Deep Dive: How the Court Reached Its Decision
Court's Reasoning on the Original Cost Test
The U.S. Court of Appeals for the District of Columbia Circuit upheld the Federal Energy Regulatory Commission's (FERC) application of the original cost test to determine the rate base for Mystic 8 and 9, finding it consistent with established precedent and supported by substantial evidence. The court noted that the original cost test begins with the original cost of a facility and accounts for depreciation over time, establishing what is called the net book value. Mystic argued that the Commission's application of this test was arbitrary because Mystic 8 and 9 had previously operated as merchant generators. However, the court reasoned that FERC's decision to apply the original cost test was reasonable since this methodology is a standard practice for cost-of-service facilities and prevents utilities from inflating purchase prices to recover higher rates from consumers. The court emphasized that the original cost test is designed to protect ratepayers from unjustified cost increases, which aligns with the Commission's mandate to ensure rates are just and reasonable. Therefore, the court concluded that FERC's application of the original cost test was neither arbitrary nor capricious, affirming the Commission's decision on this matter.

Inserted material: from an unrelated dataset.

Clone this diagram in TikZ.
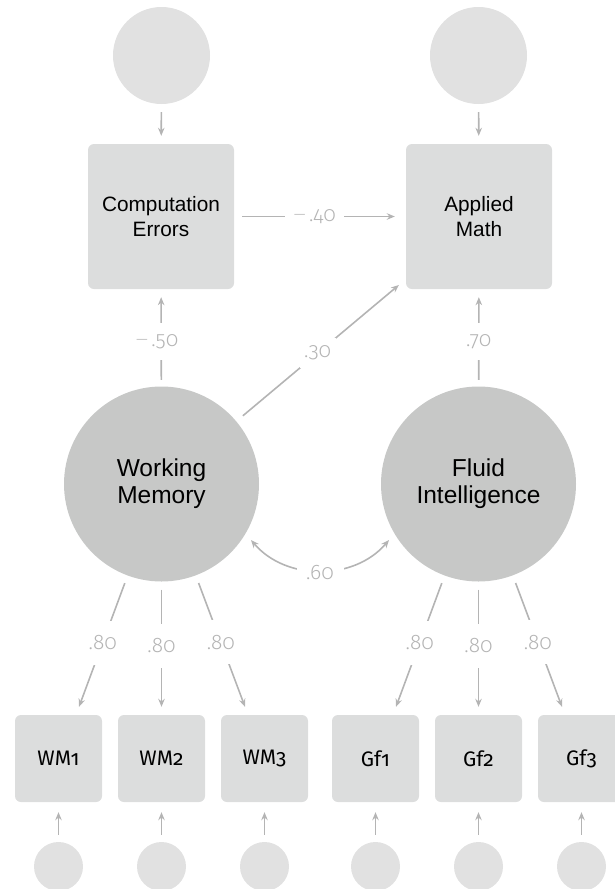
\documentclass[tikz,border=0pt]{standalone}
\usepackage{fontspec}
\setmainfont{Liberation Sans}
\newfontfamily\numfont[Numbers=OldStyle]{Fira Sans}
\newfontfamily\lblfont[Numbers=OldStyle]{Fira Sans Light}
\usetikzlibrary{arrows.meta,calc}
\definecolor{boxc}{HTML}{DCDDDD}
\definecolor{bigc}{HTML}{C7C8C7}
\definecolor{errc}{HTML}{E1E1E1}
\definecolor{linec}{HTML}{B4B4B4}
\newcommand{\negdash}{\raisebox{1.5pt}{\fontsize{15}{15}\selectfont —}}
\tikzset{
  obsbox/.style={rectangle, rounded corners=6pt, fill=boxc, inner sep=0pt},
  bigbox/.style={obsbox, minimum width=146pt, minimum height=145pt, align=center,
    font=\fontsize{20.8}{25}\selectfont},
  indbox/.style={obsbox, minimum width=87pt, minimum height=87pt,
    font=\numfont\fontsize{21}{24}\selectfont},
  latent/.style={circle, fill=bigc, minimum size=195pt, inner sep=0pt, align=center,
    font=\fontsize{24.5}{27}\selectfont},
  errbig/.style={circle, fill=errc, minimum size=97pt, inner sep=0pt},
  errsmall/.style={circle, fill=errc, minimum size=49pt, inner sep=0pt},
  conn/.style={draw=linec, line width=1.6pt, -{Stealth[length=8pt,width=6.5pt]}},
  biconn/.style={draw=linec, line width=1.6pt, {Stealth[length=8pt,width=6.5pt]}-{Stealth[length=8pt,width=6.5pt]}},
  lbl/.style={fill=white, inner sep=0pt, text=linec, font=\lblfont\fontsize{21}{24}\selectfont}
}
\begin{document}
\begin{tikzpicture}[x=1pt, y=-1pt]
\useasboundingbox (0,0) rectangle (614,889);
% top error circles
\node[errbig] (e1) at (161.5,55.5) {};
\node[errbig] (e2) at (478.5,55.5) {};
% observed outcome boxes
\node[bigbox] (CE) at (161,216.5) {Computation\\Errors};
\node[bigbox] (AM) at (479,216.5) {Applied\\Math};
% latent variables
\node[latent] (WM) at (161.5,484) {Working\\Memory};
\node[latent] (FI) at (478.5,484) {Fluid\\Intelligence};
% indicators
\node[indbox] (WM1) at (58.5,758.5) {WM1};
\node[indbox] (WM2) at (161.5,758.5) {WM2};
\node[indbox] (WM3) at (264.5,758.5) {WM3};
\node[indbox] (Gf1) at (375.5,758.5) {Gf1};
\node[indbox] (Gf2) at (478.5,758.5) {Gf2};
\node[indbox] (Gf3) at (581.5,758.5) {Gf3};
% small error circles
\foreach \n/\x in {d1/58.5, d2/161.5, d3/264.5, d4/375.5, d5/478.5, d6/581.5}
  \node[errsmall] (\n) at (\x,866.5) {};
% coordinates
\coordinate (amw) at ($(AM.south west)+(0,-10)$);
\coordinate (t1) at ($(WM1.north)+(20.5,-8)$);
\coordinate (t2) at ($(WM2.north)+(0,-8)$);
\coordinate (t3) at ($(WM3.north)+(-19.5,-8)$);
\coordinate (t4) at ($(Gf1.north)+(20.5,-8)$);
\coordinate (t5) at ($(Gf2.north)+(0,-8)$);
\coordinate (t6) at ($(Gf3.north)+(-19.5,-8)$);
\coordinate (c1) at ($(WM)+(89.5,56)$);
\coordinate (c2) at ($(FI)+(-89.5,56)$);
% error arrows
\draw[conn, shorten <=8pt, shorten >=8pt] (e1) -- (CE);
\draw[conn, shorten <=8pt, shorten >=8pt] (e2) -- (AM);
\foreach \d/\b in {d1/WM1, d2/WM2, d3/WM3, d4/Gf1, d5/Gf2, d6/Gf3}
  \draw[conn, shorten <=7pt, shorten >=10pt] (\d) -- (\b);
% structural paths
\draw[conn, shorten <=8pt, shorten >=11pt] (CE) -- node[lbl, pos=0.47, minimum width=59pt, minimum height=20pt] {\negdash\,.40} (AM);
\draw[conn, shorten <=6.5pt, shorten >=8pt] (WM) -- node[lbl, pos=0.46, minimum height=37pt, minimum width=44pt, xshift=-4pt] {\negdash\,.50} (CE);
\draw[conn, shorten <=6.5pt, shorten >=8pt] (FI) -- node[lbl, pos=0.46, minimum height=37pt, minimum width=30pt] {.70} (AM);
\draw[conn, shorten <=8.5pt, shorten >=9pt] (WM) -- node[lbl, pos=0.48, minimum width=36pt, minimum height=30pt] {.30} (amw);
% covariance
\draw[biconn] (c1) .. controls +(35,41) and +(-35,41) .. node[lbl, pos=0.5, minimum width=47pt, minimum height=20pt, yshift=-2pt] {.60} (c2);
% loadings
\foreach \t in {t1,t2,t3}
  \draw[conn, shorten <=8pt] (WM) -- node[lbl, pos=0.51, minimum width=30pt, minimum height=44pt] {.80} (\t);
\foreach \t in {t4,t5,t6}
  \draw[conn, shorten <=8pt] (FI) -- node[lbl, pos=0.51, minimum width=30pt, minimum height=44pt] {.80} (\t);
\end{tikzpicture}
\end{document}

Court's Reasoning on the Allocation of Everett's Costs
The court found that FERC's decision to allocate all of Everett's operating costs to Mystic was arbitrary and capricious due to insufficient justification for excluding other users from sharing these costs. The Commission had determined that Mystic's reliance on Everett for fuel made it responsible for these costs; however, the court noted that this rationale neglected to account for the fact that other parties also benefited from Everett's operations. The court pointed out that the Commission acknowledged some vapor sales from Everett were made to third parties, yet it failed to adequately explain why these costs should not be shared. The court highlighted that the Commission's reasoning lacked clarity and did not adhere to fundamental cost causation principles, which require rates to reflect the costs caused by the customer who must pay them. By failing to provide a thorough rationale for the allocation of costs, the Commission's decision was deemed inconsistent with its own principles and thus arbitrary in nature. As a result, the court vacated the orders related to the allocation of Everett's costs, emphasizing the need for a more equitable distribution among all users benefiting from the facility.

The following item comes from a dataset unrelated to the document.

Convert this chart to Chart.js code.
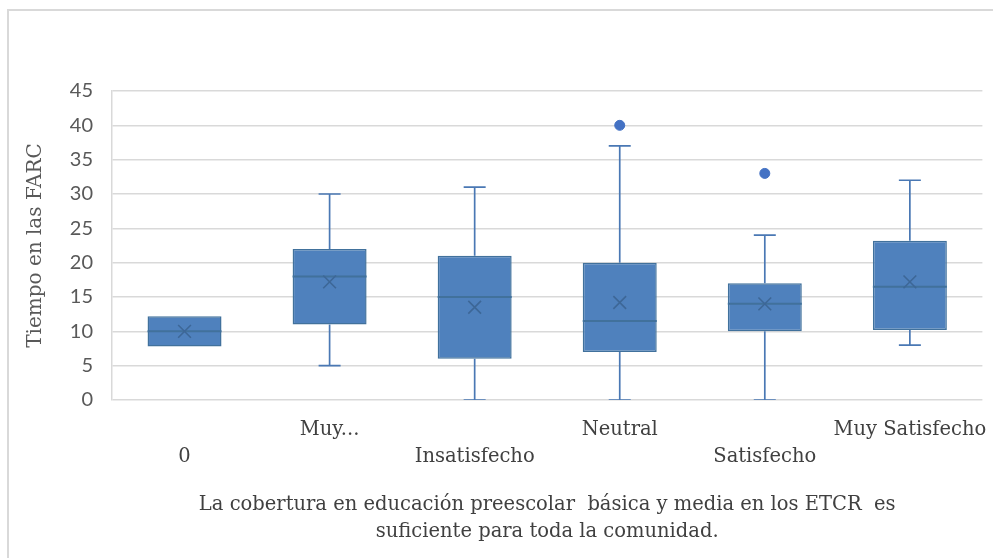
<html>
<head>
  <title>Tiempo en las FARC</title>
  <script src="https://cdn.jsdelivr.net/npm/chart.js"></script>
  <style>
    body { margin: 0; background: #fff; }
    #wrap { position: relative; width: 993px; height: 558px; }
    #frame { position: absolute; left: 7px; top: 9px; width: 990px; height: 560px;
      border-left: 2px solid #d9d9d9; border-top: 2px solid #d9d9d9; }
    #chart { position: absolute; left: 0; top: 0; }
  </style>
</head>
<body>
  <div id="wrap">
    <div id="frame"></div>
    <canvas id="chart" width="993" height="558"></canvas>
  </div>
  <script>
    // categories (x axis)
    const categories = ['0', 'Muy...', 'Insatisfecho', 'Neutral', 'Satisfecho', 'Muy Satisfecho'];
    // box plot numbers
    const minVals = [7.8, 5, 0, 0, 0, 8];
    const q1Vals = [7.8, 11, 6, 7, 10, 10.2];
    const medianVals = [10, 18, 15, 11.5, 14, 16.5];
    const q3Vals = [12.2, 22, 21, 20, 17, 23.2];
    const maxVals = [12.2, 30, 31, 37, 24, 32];
    const meanVals = [10, 17.2, 13.5, 14.2, 14, 17.2];
    const outlierVals = [null, null, null, 40, 33, null];
    const yTicks = [0, 5, 10, 15, 20, 25, 30, 35, 40, 45];

    const boxFill = '#4f81bd';
    const boxLine = '#41719c';

    // medians + whiskers, drawn right after the boxes
    const boxExtras = {
      id: 'boxExtras',
      afterDatasetDraw(chart, args) {
        if (args.index !== 0) return;
        const ctx = chart.ctx;
        const x = chart.scales.x, y = chart.scales.y;
        const area = chart.chartArea;
        const bars = args.meta.data;
        ctx.save();
        ctx.beginPath();
        ctx.rect(area.left, area.top - 5, area.right - area.left, area.bottom - area.top + 5);
        ctx.clip();
        categories.forEach((c, i) => {
          const cx = x.getPixelForValue(i);
          const half = bars[i].width / 2;
          // median
          ctx.strokeStyle = boxLine;
          ctx.lineWidth = 2;
          ctx.beginPath();
          ctx.moveTo(cx - half, y.getPixelForValue(medianVals[i]));
          ctx.lineTo(cx + half, y.getPixelForValue(medianVals[i]));
          ctx.stroke();
          // whiskers
          ctx.strokeStyle = '#4a78b4';
          ctx.lineWidth = 1.7;
          const pairs = [[q3Vals[i], maxVals[i]], [q1Vals[i], minVals[i]]];
          pairs.forEach(p => {
            if (p[0] === p[1]) return;
            const y0 = y.getPixelForValue(p[0]), y1 = y.getPixelForValue(p[1]);
            ctx.beginPath();
            ctx.moveTo(cx, y0);
            ctx.lineTo(cx, y1);
            ctx.moveTo(cx - 11, y1);
            ctx.lineTo(cx + 11, y1);
            ctx.stroke();
          });
        });
        ctx.restore();
      }
    };

    new Chart(document.getElementById('chart'), {
      type: 'bar',
      data: {
        labels: categories,
        datasets: [{
          type: 'bar',
          label: 'caja',
          data: q1Vals.map((v, i) => [v, q3Vals[i]]),
          backgroundColor: boxFill,
          borderColor: boxLine,
          borderWidth: 1.5,
          borderSkipped: false,
          categoryPercentage: 1,
          barPercentage: 0.51,
          order: 3
        }, {
          type: 'line',
          label: 'media',
          data: meanVals,
          showLine: false,
          pointStyle: 'crossRot',
          pointRadius: 9,
          pointBorderColor: '#3d6797',
          pointBorderWidth: 1.6,
          order: 1
        }, {
          type: 'line',
          label: 'atipicos',
          data: outlierVals,
          showLine: false,
          pointStyle: 'circle',
          pointRadius: 5,
          pointBackgroundColor: '#4472c4',
          pointBorderColor: '#4472c4',
          order: 0
        }]
      },
      options: {
        responsive: false,
        animation: false,
        events: [],
        layout: { padding: { left: 0, right: 1, top: 91, bottom: 0 } },
        plugins: { legend: { display: false }, tooltip: { enabled: false } },
        scales: {
          x: {
            grid: { display: false },
            border: { display: false },
            ticks: {
              autoSkip: false,
              maxRotation: 0,
              padding: 8,
              color: '#404040',
              font: { family: 'DejaVu Serif', size: 19.5, lineHeight: 1.385 },
              callback: (v, i) => i % 2 === 0 ? ['', categories[i]] : [categories[i], '']
            },
            title: {
              display: true,
              text: ['La cobertura en educación preescolar  básica y media en los ETCR  es', 'suficiente para toda la comunidad.'],
              color: '#404040',
              font: { family: 'DejaVu Serif', size: 19.5, lineHeight: 1.41 },
              padding: { top: 0, bottom: 12 }
            },
            afterFit: s => { s.height = 158; s.paddingLeft = 0; s.paddingRight = 0; }
          },
          y: {
            min: 0,
            max: 45,
            afterBuildTicks: s => { s.ticks = yTicks.map(v => ({ value: v })); },
            grid: { color: '#d9d9d9', lineWidth: 1.5, drawTicks: false },
            border: { display: true, color: '#d9d9d9', width: 1.5 },
            ticks: {
              padding: 19,
              color: '#595959',
              font: { family: 'Lato', size: 20 }
            },
            title: {
              display: true,
              text: 'Tiempo en las FARC',
              color: '#595959',
              font: { family: 'DejaVu Serif', size: 20, lineHeight: 1.2 },
              padding: { top: 24, bottom: 0 }
            },
            afterFit: s => { s.width = 112; s.paddingTop = 0; s.paddingBottom = 0; }
          }
        }
      },
      plugins: [boxExtras]
    });
  </script>
</body>
</html>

Court's Reasoning on the Clawback Provision
The court criticized FERC for excluding Everett's costs from the clawback provision, determining that the Commission's rationale was internally inconsistent and lacked a principled basis. The Commission argued that it could not require a clawback on Everett's costs because it lacked jurisdiction over Everett, as the Everett Agreement was not filed with FERC. However, the court noted that the Commission had previously allowed the inclusion of Everett's costs in Mystic's rate calculations despite this jurisdictional limitation, which created a contradiction in the Commission's reasoning. The court asserted that if the Commission could include Everett's costs in Mystic's rate, it should also be able to order refunds for those costs under the clawback mechanism. The court further explained that the clawback mechanism was designed to protect ratepayers from the unfair burden of financing costs that would benefit the facility beyond the term of the agreement. Thus, the court concluded that the Commission's failure to provide a coherent explanation for excluding Everett's costs rendered its decision arbitrary and capricious, prompting the court to vacate the clawback provisions of the challenged orders for further consideration by FERC.

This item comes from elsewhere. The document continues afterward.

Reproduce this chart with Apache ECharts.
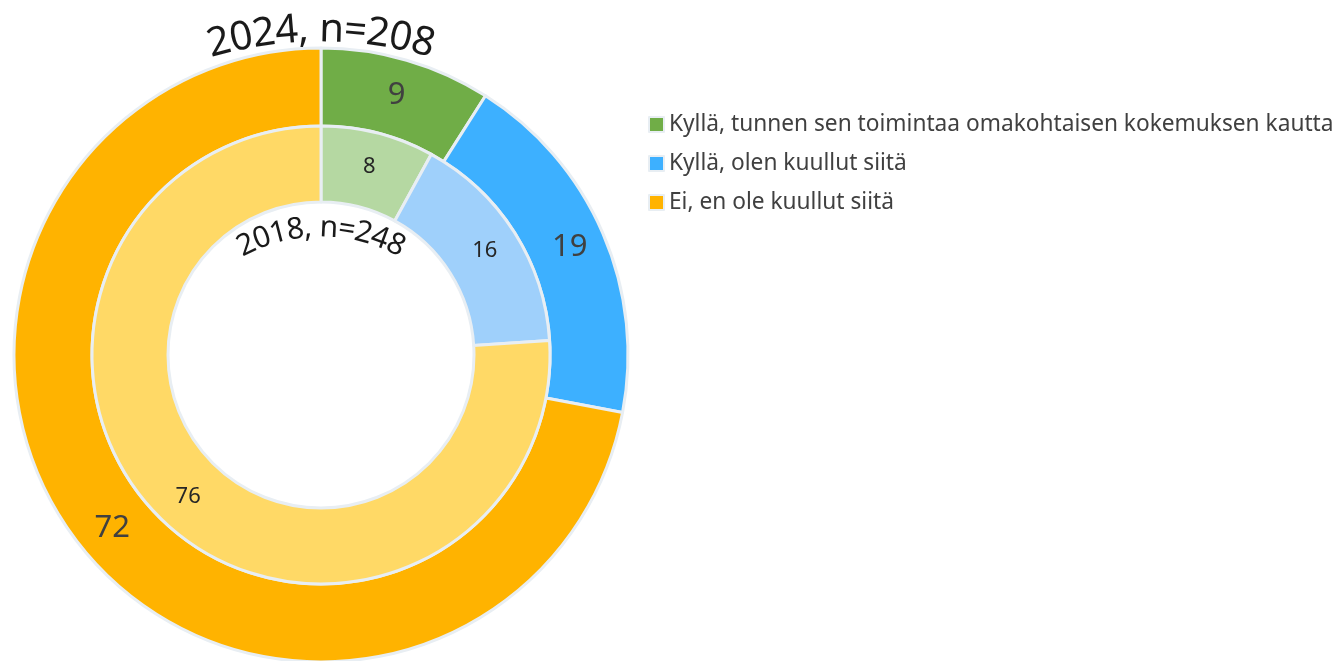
<!DOCTYPE html>
<html>
<head>
<meta charset="utf-8">
<script src="https://cdn.jsdelivr.net/npm/echarts@6/dist/echarts.min.js"></script>
<style>
  html, body { margin: 0; padding: 0; background: #ffffff; }
  #chart { width: 1339px; height: 661px; }
</style>
</head>
<body>
<div id="chart"></div>
<script>
// Answer categories and shares (%) per survey year
const categories = [
  'Kyllä, tunnen sen toimintaa omakohtaisen kokemuksen kautta',
  'Kyllä, olen kuullut siitä',
  'Ei, en ole kuullut siitä'
];
const values2024 = [9, 19, 72];
const values2018 = [8, 16, 76];
const title2024 = '2024, n=208';
const title2018 = '2018, n=248';

// Ring colours: strong for 2024 (outer), light for 2018 (inner)
const colorsOuter = ['#70AD47', '#3DB0FF', '#FFB300'];
const colorsInner = ['#B5D8A2', '#9FD0FB', '#FFD966'];
const FONT = '"Noto Sans", "Open Sans", sans-serif';

const chart = echarts.init(document.getElementById('chart'), null, { renderer: 'canvas' });

// Lay out a string character by character along a circular arc (centred at the top)
const measureCtx = document.createElement('canvas').getContext('2d');
function arcText(str, cx, cy, r, size, color) {
  measureCtx.font = size + 'px ' + FONT;
  const widths = Array.from(str).map(ch => measureCtx.measureText(ch).width);
  const total = widths.reduce((a, b) => a + b, 0);
  let acc = -total / 2;
  return Array.from(str).map((ch, i) => {
    const theta = (acc + widths[i] / 2) / r;
    acc += widths[i];
    return {
      type: 'text',
      x: cx + r * Math.sin(theta),
      y: cy - r * Math.cos(theta),
      rotation: -theta,
      silent: true,
      style: {
        text: ch,
        fontSize: size,
        fontFamily: FONT,
        fill: color,
        align: 'center',
        verticalAlign: 'middle'
      }
    };
  });
}

const ringBorder = { borderColor: '#E8EEF3', borderWidth: 3 };

chart.setOption({
  animation: false,
  backgroundColor: '#ffffff',
  legend: {
    orient: 'vertical',
    left: 643,
    top: 107,
    itemWidth: 15,
    itemHeight: 15,
    itemGap: 14,
    icon: 'rect',
    data: categories,
    textStyle: { fontSize: 22.7, fontFamily: FONT, color: '#404040', lineHeight: 25 }
  },
  series: [
    {
      name: '2024',
      type: 'pie',
      center: [321, 355],
      radius: [229, 307],
      startAngle: 90,
      clockwise: true,
      avoidLabelOverlap: false,
      label: {
        show: true,
        position: 'inside',
        formatter: '{c}',
        fontSize: 31,
        fontFamily: FONT,
        color: '#404040'
      },
      labelLine: { show: false },
      emphasis: { disabled: true },
      itemStyle: ringBorder,
      data: categories.map((name, i) => ({
        name, value: values2024[i], itemStyle: { color: colorsOuter[i] }
      }))
    },
    {
      name: '2018',
      type: 'pie',
      center: [321, 355],
      radius: [153, 229],
      startAngle: 90,
      clockwise: true,
      avoidLabelOverlap: false,
      label: {
        show: true,
        position: 'inside',
        formatter: '{c}',
        fontSize: 22,
        fontFamily: FONT,
        color: '#262626'
      },
      labelLine: { show: false },
      emphasis: { disabled: true },
      itemStyle: ringBorder,
      data: categories.map((name, i) => ({
        name, value: values2018[i], itemStyle: { color: colorsInner[i] }
      }))
    }
  ],
  graphic: [
    ...arcText(title2024, 321, 430, 400, 40, '#1a1a1a'),
    ...arcText(title2018, 321, 398, 170, 30, '#1a1a1a')
  ]
});
</script>
</body>
</html>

Court's Reasoning on the True-Up Mechanism
The court found that Mystic's challenge to the scope of the true-up mechanism was unfounded, as the Commission had not yet made determinations on the justness and reasonableness of Mystic's historic costs. Mystic contended that the true-up mechanism, which allowed for adjustments based on actual costs incurred, was too broad and permitted relitigation of previously approved costs. However, the court reasoned that since the Commission had consistently declined to make findings on Mystic's historic costs, any concerns regarding relitigation were premature. The Commission's requirement for Mystic to support its costs during the true-up process did not imply that it had already approved those costs as just and reasonable. The court emphasized that the true-up mechanism was a standard practice in cost-of-service ratemaking designed to ensure that rates reflect actual costs incurred, thus rejecting Mystic's petition on this issue. Overall, the court underscored the importance of accurate cost accounting in the regulatory framework, but it found no merit in Mystic's arguments regarding the true-up mechanism.
Court's Reasoning on the State Petitioners’ Arguments
The court agreed with the State Petitioners on several points, particularly regarding the Commission's failure to address their requests for clarification related to the revenue crediting mechanism and tank congestion charges. The State Petitioners argued that the Commission had not provided adequate responses to their concerns about how revenue credits would be handled during the true-up process. The court noted that the Commission's reference to revenue credits was insufficient and that the failure to respond meaningfully rendered its decision arbitrary and capricious. Additionally, the court recognized that the Commission's contradictory statements regarding the review of tank congestion charges created confusion about who could challenge these costs. Since the Commission did not adequately clarify its reasoning or address the State Petitioners' concerns, the court granted their petitions and remanded these issues for further consideration. This highlighted the necessity for regulatory agencies to engage in reasoned decision-making that effectively addresses stakeholders' arguments and maintains transparency in their rulings.